AIM OF THE TASK: The entries below should be output exactly as written.

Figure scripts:

# # # #

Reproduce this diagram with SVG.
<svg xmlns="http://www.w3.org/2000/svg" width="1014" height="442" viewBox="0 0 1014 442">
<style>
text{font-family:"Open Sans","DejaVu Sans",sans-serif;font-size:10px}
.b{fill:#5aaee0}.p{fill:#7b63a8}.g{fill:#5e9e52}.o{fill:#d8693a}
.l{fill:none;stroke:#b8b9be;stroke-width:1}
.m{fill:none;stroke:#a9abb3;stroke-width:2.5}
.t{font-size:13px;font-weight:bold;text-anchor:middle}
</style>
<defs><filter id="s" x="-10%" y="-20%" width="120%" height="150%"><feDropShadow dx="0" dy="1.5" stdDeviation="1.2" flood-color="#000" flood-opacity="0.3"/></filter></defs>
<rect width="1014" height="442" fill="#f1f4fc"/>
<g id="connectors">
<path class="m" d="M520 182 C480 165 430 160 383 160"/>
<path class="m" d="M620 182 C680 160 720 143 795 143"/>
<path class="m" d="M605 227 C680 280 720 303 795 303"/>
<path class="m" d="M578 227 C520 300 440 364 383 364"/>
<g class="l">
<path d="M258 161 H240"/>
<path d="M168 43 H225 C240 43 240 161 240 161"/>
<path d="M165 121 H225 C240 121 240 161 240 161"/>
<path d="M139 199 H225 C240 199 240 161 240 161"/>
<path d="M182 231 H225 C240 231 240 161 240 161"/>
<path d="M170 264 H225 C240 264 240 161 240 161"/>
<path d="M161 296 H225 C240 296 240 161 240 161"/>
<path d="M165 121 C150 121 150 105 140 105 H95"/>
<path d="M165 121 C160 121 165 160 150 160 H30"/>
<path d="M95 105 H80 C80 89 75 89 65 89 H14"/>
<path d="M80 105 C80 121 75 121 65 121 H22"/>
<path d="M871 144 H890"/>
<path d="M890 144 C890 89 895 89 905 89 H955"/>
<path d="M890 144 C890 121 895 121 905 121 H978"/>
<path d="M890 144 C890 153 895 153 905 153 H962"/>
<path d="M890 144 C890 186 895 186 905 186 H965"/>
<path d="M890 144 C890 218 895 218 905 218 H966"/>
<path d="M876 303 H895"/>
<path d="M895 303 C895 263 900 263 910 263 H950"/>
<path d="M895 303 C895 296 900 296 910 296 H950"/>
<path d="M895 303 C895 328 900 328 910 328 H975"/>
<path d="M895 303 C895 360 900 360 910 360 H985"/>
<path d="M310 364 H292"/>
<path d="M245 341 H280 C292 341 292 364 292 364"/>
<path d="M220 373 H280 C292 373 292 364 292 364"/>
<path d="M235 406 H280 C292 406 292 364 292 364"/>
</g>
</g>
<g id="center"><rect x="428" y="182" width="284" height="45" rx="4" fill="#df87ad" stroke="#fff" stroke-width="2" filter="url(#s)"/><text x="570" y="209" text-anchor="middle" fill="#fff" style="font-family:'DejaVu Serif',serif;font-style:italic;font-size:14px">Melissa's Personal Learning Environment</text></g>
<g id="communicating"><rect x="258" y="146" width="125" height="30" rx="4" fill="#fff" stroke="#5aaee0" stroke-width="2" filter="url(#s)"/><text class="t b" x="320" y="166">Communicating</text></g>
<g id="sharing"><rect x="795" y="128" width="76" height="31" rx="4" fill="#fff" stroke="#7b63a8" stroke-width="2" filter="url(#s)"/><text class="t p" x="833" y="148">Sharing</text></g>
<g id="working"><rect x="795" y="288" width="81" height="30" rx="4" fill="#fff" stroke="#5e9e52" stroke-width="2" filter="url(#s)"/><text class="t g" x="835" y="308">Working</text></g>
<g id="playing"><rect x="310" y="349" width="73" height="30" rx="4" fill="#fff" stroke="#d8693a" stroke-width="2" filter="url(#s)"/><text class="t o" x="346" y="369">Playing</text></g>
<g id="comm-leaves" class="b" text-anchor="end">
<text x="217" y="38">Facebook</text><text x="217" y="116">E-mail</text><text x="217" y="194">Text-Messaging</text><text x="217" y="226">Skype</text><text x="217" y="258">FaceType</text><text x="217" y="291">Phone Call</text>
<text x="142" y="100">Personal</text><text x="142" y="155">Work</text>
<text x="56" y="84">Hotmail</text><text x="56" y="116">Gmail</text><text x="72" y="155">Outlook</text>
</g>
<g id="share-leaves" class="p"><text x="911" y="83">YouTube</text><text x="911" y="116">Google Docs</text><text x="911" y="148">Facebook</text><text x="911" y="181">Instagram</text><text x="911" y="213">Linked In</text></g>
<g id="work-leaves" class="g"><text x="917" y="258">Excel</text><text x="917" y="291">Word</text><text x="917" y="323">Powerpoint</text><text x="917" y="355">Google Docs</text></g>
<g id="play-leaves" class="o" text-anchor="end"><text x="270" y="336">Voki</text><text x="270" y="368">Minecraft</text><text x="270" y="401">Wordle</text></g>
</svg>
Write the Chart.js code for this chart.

# # # #

OUTPUT OF THE TASK:
Reproduce this diagram with SVG.
<svg xmlns="http://www.w3.org/2000/svg" width="1014" height="442" viewBox="0 0 1014 442">
<style>
text{font-family:"Open Sans","DejaVu Sans",sans-serif;font-size:10px}
.b{fill:#5aaee0}.p{fill:#7b63a8}.g{fill:#5e9e52}.o{fill:#d8693a}
.l{fill:none;stroke:#b8b9be;stroke-width:1}
.m{fill:none;stroke:#a9abb3;stroke-width:2.5}
.t{font-size:13px;font-weight:bold;text-anchor:middle}
</style>
<defs><filter id="s" x="-10%" y="-20%" width="120%" height="150%"><feDropShadow dx="0" dy="1.5" stdDeviation="1.2" flood-color="#000" flood-opacity="0.3"/></filter></defs>
<rect width="1014" height="442" fill="#f1f4fc"/>
<g id="connectors">
<path class="m" d="M520 182 C480 165 430 160 383 160"/>
<path class="m" d="M620 182 C680 160 720 143 795 143"/>
<path class="m" d="M605 227 C680 280 720 303 795 303"/>
<path class="m" d="M578 227 C520 300 440 364 383 364"/>
<g class="l">
<path d="M258 161 H240"/>
<path d="M168 43 H225 C240 43 240 161 240 161"/>
<path d="M165 121 H225 C240 121 240 161 240 161"/>
<path d="M139 199 H225 C240 199 240 161 240 161"/>
<path d="M182 231 H225 C240 231 240 161 240 161"/>
<path d="M170 264 H225 C240 264 240 161 240 161"/>
<path d="M161 296 H225 C240 296 240 161 240 161"/>
<path d="M165 121 C150 121 150 105 140 105 H95"/>
<path d="M165 121 C160 121 165 160 150 160 H30"/>
<path d="M95 105 H80 C80 89 75 89 65 89 H14"/>
<path d="M80 105 C80 121 75 121 65 121 H22"/>
<path d="M871 144 H890"/>
<path d="M890 144 C890 89 895 89 905 89 H955"/>
<path d="M890 144 C890 121 895 121 905 121 H978"/>
<path d="M890 144 C890 153 895 153 905 153 H962"/>
<path d="M890 144 C890 186 895 186 905 186 H965"/>
<path d="M890 144 C890 218 895 218 905 218 H966"/>
<path d="M876 303 H895"/>
<path d="M895 303 C895 263 900 263 910 263 H950"/>
<path d="M895 303 C895 296 900 296 910 296 H950"/>
<path d="M895 303 C895 328 900 328 910 328 H975"/>
<path d="M895 303 C895 360 900 360 910 360 H985"/>
<path d="M310 364 H292"/>
<path d="M245 341 H280 C292 341 292 364 292 364"/>
<path d="M220 373 H280 C292 373 292 364 292 364"/>
<path d="M235 406 H280 C292 406 292 364 292 364"/>
</g>
</g>
<g id="center"><rect x="428" y="182" width="284" height="45" rx="4" fill="#df87ad" stroke="#fff" stroke-width="2" filter="url(#s)"/><text x="570" y="209" text-anchor="middle" fill="#fff" style="font-family:'DejaVu Serif',serif;font-style:italic;font-size:14px">Melissa's Personal Learning Environment</text></g>
<g id="communicating"><rect x="258" y="146" width="125" height="30" rx="4" fill="#fff" stroke="#5aaee0" stroke-width="2" filter="url(#s)"/><text class="t b" x="320" y="166">Communicating</text></g>
<g id="sharing"><rect x="795" y="128" width="76" height="31" rx="4" fill="#fff" stroke="#7b63a8" stroke-width="2" filter="url(#s)"/><text class="t p" x="833" y="148">Sharing</text></g>
<g id="working"><rect x="795" y="288" width="81" height="30" rx="4" fill="#fff" stroke="#5e9e52" stroke-width="2" filter="url(#s)"/><text class="t g" x="835" y="308">Working</text></g>
<g id="playing"><rect x="310" y="349" width="73" height="30" rx="4" fill="#fff" stroke="#d8693a" stroke-width="2" filter="url(#s)"/><text class="t o" x="346" y="369">Playing</text></g>
<g id="comm-leaves" class="b" text-anchor="end">
<text x="217" y="38">Facebook</text><text x="217" y="116">E-mail</text><text x="217" y="194">Text-Messaging</text><text x="217" y="226">Skype</text><text x="217" y="258">FaceType</text><text x="217" y="291">Phone Call</text>
<text x="142" y="100">Personal</text><text x="142" y="155">Work</text>
<text x="56" y="84">Hotmail</text><text x="56" y="116">Gmail</text><text x="72" y="155">Outlook</text>
</g>
<g id="share-leaves" class="p"><text x="911" y="83">YouTube</text><text x="911" y="116">Google Docs</text><text x="911" y="148">Facebook</text><text x="911" y="181">Instagram</text><text x="911" y="213">Linked In</text></g>
<g id="work-leaves" class="g"><text x="917" y="258">Excel</text><text x="917" y="291">Word</text><text x="917" y="323">Powerpoint</text><text x="917" y="355">Google Docs</text></g>
<g id="play-leaves" class="o" text-anchor="end"><text x="270" y="336">Voki</text><text x="270" y="368">Minecraft</text><text x="270" y="401">Wordle</text></g>
</svg>
Write the Chart.js code for this chart.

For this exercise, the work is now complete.